Stated problem: Leave out the pictures and repeat the rest of the material exactly.

Working data:
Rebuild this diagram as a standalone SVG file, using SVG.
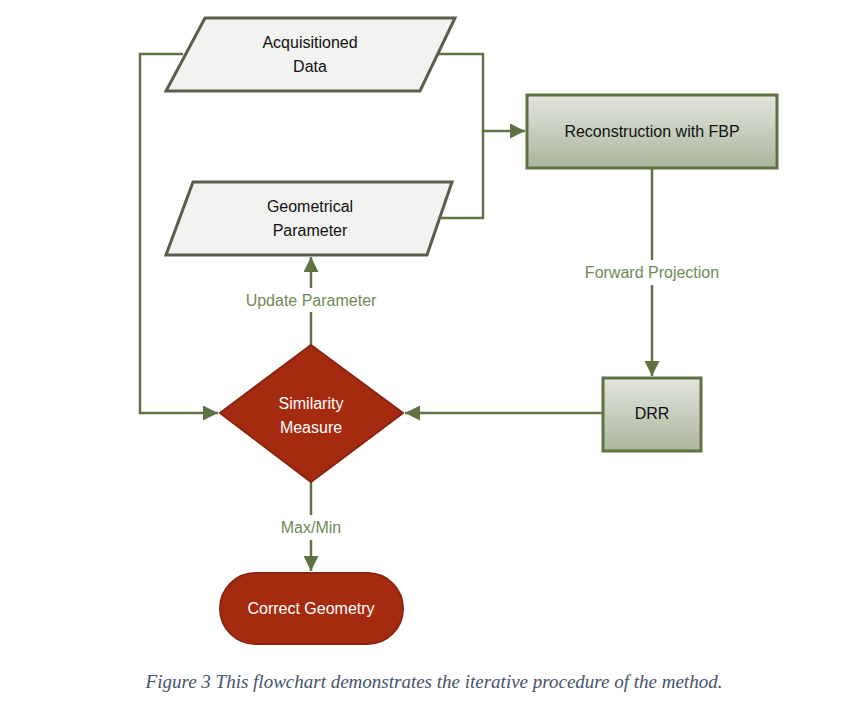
<svg xmlns="http://www.w3.org/2000/svg" width="846" height="701" viewBox="0 0 846 701">
<style>
.io{fill:#f2f2f0;stroke:#5e5c4a;stroke-width:3}
.box{fill:url(#g);stroke:#5e7341;stroke-width:3}
.red{fill:#a52b10;stroke:#8a2410;stroke-width:2}
.c{fill:none;stroke:#5e7341;stroke-width:2.5}
.t{font-family:"Liberation Sans",Arial,sans-serif;font-size:16px;text-anchor:middle;fill:#111}
.w{fill:#fff}
.l{font-family:"Liberation Sans",Arial,sans-serif;font-size:16px;text-anchor:middle;fill:#6f8a55}
</style>
<defs>
<linearGradient id="g" x1="0" y1="0" x2="0" y2="1"><stop offset="0" stop-color="#e4e6df"/><stop offset="1" stop-color="#a9b59b"/></linearGradient>
<marker id="a" viewBox="0 0 10 10" refX="10" refY="5" markerWidth="6" markerHeight="6" orient="auto"><path d="M0,0L10,5L0,10z" fill="#5e7341"/></marker>
</defs>
<g id="connectors">
<polyline class="c" points="183,54 140,54 140,413 218,413" marker-end="url(#a)"/>
<polyline class="c" points="438,54 483,54 483,218 440,218"/>
<line class="c" x1="483" y1="131" x2="525" y2="131" marker-end="url(#a)"/>
<line class="c" x1="652" y1="168" x2="652" y2="260"/>
<line class="c" x1="652" y1="285" x2="652" y2="376" marker-end="url(#a)"/>
<line class="c" x1="602" y1="413" x2="405" y2="413" marker-end="url(#a)"/>
<line class="c" x1="311" y1="345" x2="311" y2="312"/>
<line class="c" x1="311" y1="288" x2="311" y2="257" marker-end="url(#a)"/>
<line class="c" x1="311" y1="482" x2="311" y2="515"/>
<line class="c" x1="311" y1="540" x2="311" y2="571" marker-end="url(#a)"/>
<text class="l" x="652" y="278">Forward Projection</text>
<text class="l" x="311" y="306">Update Parameter</text>
<text class="l" x="311" y="533">Max/Min</text>
</g>
<g id="acq"><polygon class="io" points="205,18 455,18 420,91 166,91"/><text class="t" x="310" y="48">Acquisitioned</text><text class="t" x="310" y="72">Data</text></g>
<g id="geo"><polygon class="io" points="193,182 452,182 427,255 166,255"/><text class="t" x="310" y="212">Geometrical</text><text class="t" x="310" y="236">Parameter</text></g>
<g id="fbp"><rect class="box" x="527" y="95" width="250" height="73"/><text class="t" x="652" y="137">Reconstruction with FBP</text></g>
<g id="drr"><rect class="box" x="603" y="378" width="98" height="73"/><text class="t" x="652" y="419">DRR</text></g>
<g id="sim"><polygon class="red" points="311,345 403,413 311,482 220,413"/><text class="t w" x="311" y="409">Similarity</text><text class="t w" x="311" y="433">Measure</text></g>
<g id="correct"><rect class="red" x="220" y="573" width="183" height="71" rx="35.5"/><text class="t w" x="311" y="614">Correct Geometry</text></g>
<text x="434" y="688" font-family="Liberation Serif,serif" font-style="italic" font-size="19" fill="#44546a" text-anchor="middle">Figure 3  This flowchart demonstrates the iterative procedure of the method.</text>
</svg>
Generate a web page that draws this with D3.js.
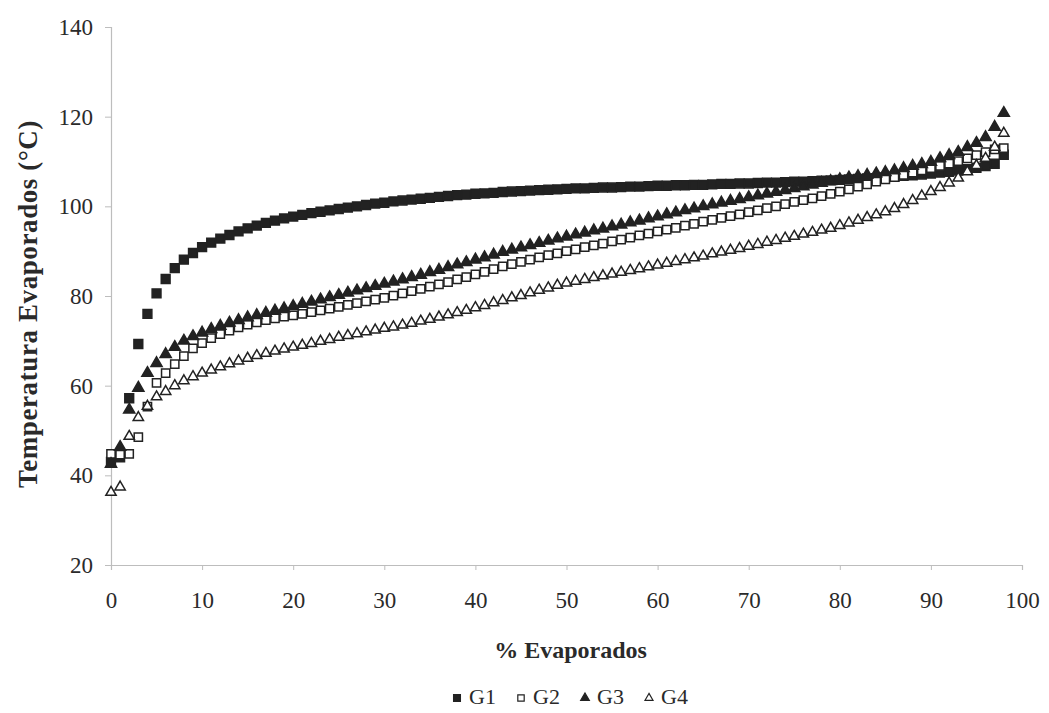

Answer to the problem:
Rebuild this diagram as a standalone SVG file, using SVG.
<svg xmlns="http://www.w3.org/2000/svg" width="846" height="701" viewBox="0 0 846 701">
<style>
.io{fill:#f2f2f0;stroke:#5e5c4a;stroke-width:3}
.box{fill:url(#g);stroke:#5e7341;stroke-width:3}
.red{fill:#a52b10;stroke:#8a2410;stroke-width:2}
.c{fill:none;stroke:#5e7341;stroke-width:2.5}
.t{font-family:"Liberation Sans",Arial,sans-serif;font-size:16px;text-anchor:middle;fill:#111}
.w{fill:#fff}
.l{font-family:"Liberation Sans",Arial,sans-serif;font-size:16px;text-anchor:middle;fill:#6f8a55}
</style>
<defs>
<linearGradient id="g" x1="0" y1="0" x2="0" y2="1"><stop offset="0" stop-color="#e4e6df"/><stop offset="1" stop-color="#a9b59b"/></linearGradient>
<marker id="a" viewBox="0 0 10 10" refX="10" refY="5" markerWidth="6" markerHeight="6" orient="auto"><path d="M0,0L10,5L0,10z" fill="#5e7341"/></marker>
</defs>
<g id="connectors">
<polyline class="c" points="183,54 140,54 140,413 218,413" marker-end="url(#a)"/>
<polyline class="c" points="438,54 483,54 483,218 440,218"/>
<line class="c" x1="483" y1="131" x2="525" y2="131" marker-end="url(#a)"/>
<line class="c" x1="652" y1="168" x2="652" y2="260"/>
<line class="c" x1="652" y1="285" x2="652" y2="376" marker-end="url(#a)"/>
<line class="c" x1="602" y1="413" x2="405" y2="413" marker-end="url(#a)"/>
<line class="c" x1="311" y1="345" x2="311" y2="312"/>
<line class="c" x1="311" y1="288" x2="311" y2="257" marker-end="url(#a)"/>
<line class="c" x1="311" y1="482" x2="311" y2="515"/>
<line class="c" x1="311" y1="540" x2="311" y2="571" marker-end="url(#a)"/>
<text class="l" x="652" y="278">Forward Projection</text>
<text class="l" x="311" y="306">Update Parameter</text>
<text class="l" x="311" y="533">Max/Min</text>
</g>
<g id="acq"><polygon class="io" points="205,18 455,18 420,91 166,91"/><text class="t" x="310" y="48">Acquisitioned</text><text class="t" x="310" y="72">Data</text></g>
<g id="geo"><polygon class="io" points="193,182 452,182 427,255 166,255"/><text class="t" x="310" y="212">Geometrical</text><text class="t" x="310" y="236">Parameter</text></g>
<g id="fbp"><rect class="box" x="527" y="95" width="250" height="73"/><text class="t" x="652" y="137">Reconstruction with FBP</text></g>
<g id="drr"><rect class="box" x="603" y="378" width="98" height="73"/><text class="t" x="652" y="419">DRR</text></g>
<g id="sim"><polygon class="red" points="311,345 403,413 311,482 220,413"/><text class="t w" x="311" y="409">Similarity</text><text class="t w" x="311" y="433">Measure</text></g>
<g id="correct"><rect class="red" x="220" y="573" width="183" height="71" rx="35.5"/><text class="t w" x="311" y="614">Correct Geometry</text></g>
<text x="434" y="688" font-family="Liberation Serif,serif" font-style="italic" font-size="19" fill="#44546a" text-anchor="middle">Figure 3  This flowchart demonstrates the iterative procedure of the method.</text>
</svg>
Generate a web page that draws this with D3.js.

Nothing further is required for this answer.